The Court relied on the plain meaning of Section 2(f) and the legislative history to conclude that a buyer's liability is contingent upon the seller's liability or lack of a defense. The phrase "prohibited by this section" indicated that buyer liability only arises when there is a price discrimination violation without any valid defense. The legislative history supported this interpretation, as Section 2(f) was an amendment added to address buyer practices but did not intend to hold buyers liable when sellers had a valid meeting-competition defense. The Court noted that Congress did not provide for buyer liability independent of seller liability, and it was not the Court's role to amend the statute to include such liability. This interpretation aligned with the broader antitrust goals of promoting competition and preventing price uniformity and rigidity.

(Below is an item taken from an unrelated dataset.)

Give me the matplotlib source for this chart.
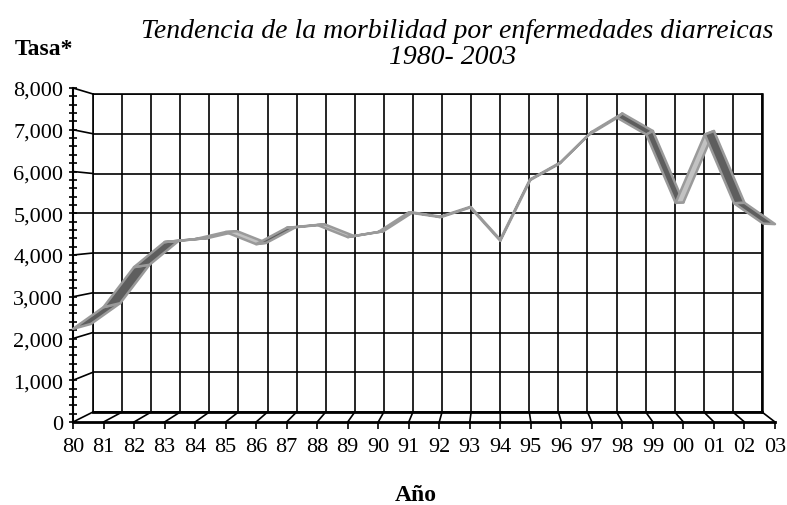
import matplotlib
matplotlib.use("Agg")
import matplotlib.pyplot as plt
from matplotlib.lines import Line2D
from matplotlib.patches import Polygon
from matplotlib.ticker import MultipleLocator, FuncFormatter

# data (tasa per year)
years = ["80", "81", "82", "83", "84", "85", "86", "87", "88", "89", "90", "91",
         "92", "93", "94", "95", "96", "97", "98", "99", "00", "01", "02", "03"]
tasa = [2230, 2750, 3710, 4310, 4380, 4550, 4260, 4650, 4720, 4430, 4550, 5020,
        4910, 5150, 4340, 5820, 6230, 6950, 7390, 6970, 5260, 6970, 5250, 4740]

W, H = 787, 506
fig = plt.figure(figsize=(W / 100, H / 100), dpi=100)
plt.rcParams["font.family"] = ["Liberation Serif", "DejaVu Serif"]


def rect(l, r, t, b):
    return [l / W, (H - b) / H, (r - l) / W, (b - t) / H]


n = len(years)
# back wall (with the grid) and front plane (with the axes)
ax_b = fig.add_axes(rect(93, 762, 95, 413))
ax_f = fig.add_axes(rect(73, 775, 89, 423))
for ax in (ax_b, ax_f):
    ax.set_xlim(0, n - 1)
    ax.set_ylim(0, 8000)

ax_b.set_xticks(range(n))
ax_b.set_yticks(range(0, 8001, 1000))
ax_b.grid(True, color="black", lw=1.2)
ax_b.tick_params(length=0, labelbottom=False, labelleft=False)
for s in ax_b.spines.values():
    s.set_color("black")
    s.set_linewidth(1.2)
ax_b.spines["bottom"].set_linewidth(2)
ax_b.spines["right"].set_linewidth(1.8)

ax_f.patch.set_visible(False)
ax_f.spines["top"].set_visible(False)
ax_f.spines["right"].set_visible(False)
ax_f.spines["left"].set_linewidth(1.5)
ax_f.spines["bottom"].set_linewidth(2)
ax_f.set_xticks(range(n))
ax_f.set_xticklabels(years)
ax_f.yaxis.set_major_locator(MultipleLocator(1000))
ax_f.yaxis.set_minor_locator(MultipleLocator(200))
ax_f.yaxis.set_major_formatter(FuncFormatter(lambda v, p: f"{int(v):,}"))
ax_f.tick_params(axis="y", which="both", direction="inout", length=6, width=1.2,
                 labelsize=16, pad=4)
ax_f.tick_params(axis="x", direction="out", length=5, width=1.2, labelsize=16, pad=6)

inv = fig.transFigure.inverted()


def proj(x, y, t):
    # point at depth t between front plane (0) and back wall (1)
    pf = ax_f.transData.transform((x, y))
    pb = ax_b.transData.transform((x, y))
    return (1 - t) * pf + t * pb


def fline(p, q, **kw):
    a, b = inv.transform(p), inv.transform(q)
    fig.add_artist(Line2D([a[0], b[0]], [a[1], b[1]], color="black", **kw))


# floor and side wall depth lines
for i in range(n):
    fline(proj(i, 0, 0), proj(i, 0, 1), lw=1.2)
for v in range(1000, 8001, 1000):
    fline(proj(0, v, 0), proj(0, v, 1), lw=1.2)

# 3D ribbon
t0, t1 = 0.0, 0.9
for i in range(n - 1):
    a0 = proj(i, tasa[i], t0)
    a1 = proj(i + 1, tasa[i + 1], t0)
    b1 = proj(i + 1, tasa[i + 1], t1)
    b0 = proj(i, tasa[i], t1)
    d = a1 - a0
    e = b0 - a0
    cross = d[0] * e[1] - d[1] * e[0]
    face = "#c2c2c2" if cross > 0 else "#5e5e5e"
    pts = inv.transform([a0, a1, b1, b0])
    fig.add_artist(Polygon(pts, closed=True, facecolor=face, edgecolor="#9a9a9a",
                           lw=1.8, joinstyle="round", zorder=5))

fig.text(457, H - 32, "Tendencia de la morbilidad por enfermedades diarreicas",
         transform=None, ha="center", va="center", fontsize=20, style="italic")
fig.text(453, H - 58, "1980- 2003", transform=None, ha="center", va="center",
         fontsize=20, style="italic")
fig.text(15, H - 50, "Tasa*", transform=None, ha="left", va="center",
         fontsize=17, fontweight="bold")
fig.text(416, H - 496, "Año", transform=None, ha="center", va="center",
         fontsize=17, fontweight="bold")

fig.savefig("out.png", dpi=100)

Impact on Competitive Bidding

The Court considered the potential anticompetitive effects of imposing liability on buyers who accept lower prices when a seller has a valid defense. It reasoned that requiring buyers to disclose whether a seller's bid beats competition would disrupt competitive bidding processes. Such a duty of affirmative disclosure would reduce uncertainty, leading to price matching among sellers and fostering anticompetitive cooperation. The Court feared that imposing this duty would undermine the competitive market dynamics intended by antitrust laws, as sellers would become less inclined to offer competitive prices. The Court emphasized that competitive bidding relies on uncertainty and the ability of sellers to independently assess market conditions and set prices accordingly. Therefore, the Court rejected an interpretation of Section 2(f) that would discourage competitive practices by imposing unnecessary disclosure obligations on buyers.

Good Faith and Meeting-Competition Defense

In evaluating Borden's actions, the Court focused on the good faith element of the meeting-competition defense under Section 2(b). This defense allows a seller to lower its price to meet a competitor's offer, provided it acts in good faith. The Court found that Borden acted reasonably and in good faith when it submitted its second bid, as it was responding to A&P's information that Borden's initial offer was insufficient. Borden faced the potential loss of a significant account and had reasons to trust A&P's statements, given their established business relationship. Borden's decision to offer substantial concessions to meet competition was deemed a legitimate and prudent response to the market situation. Thus, Borden had a valid meeting-competition defense, precluding any finding of price discrimination "prohibited by this section," and consequently shielding A&P from liability under Section 2(f).

Conclusion

The U.S. Supreme Court concluded that since Borden had a valid meeting-competition defense, its actions did not constitute prohibited price discrimination. As a result, A&P, which merely accepted the lower price offered by Borden, could not be held liable under Section 2(f) of the Clayton Act. The decision reinforced the principle that buyer liability is contingent upon the absence of a seller's defense and underscored the importance of aligning the Robinson-Patman Act with broader antitrust objectives that favor competitive pricing and market efficiency. The Court's interpretation avoided imposing burdensome disclosure duties on buyers that could hamper competitive bidding and lead to price uniformity, ensuring that the antitrust laws fulfill their purpose of promoting competition and preventing monopolistic practices.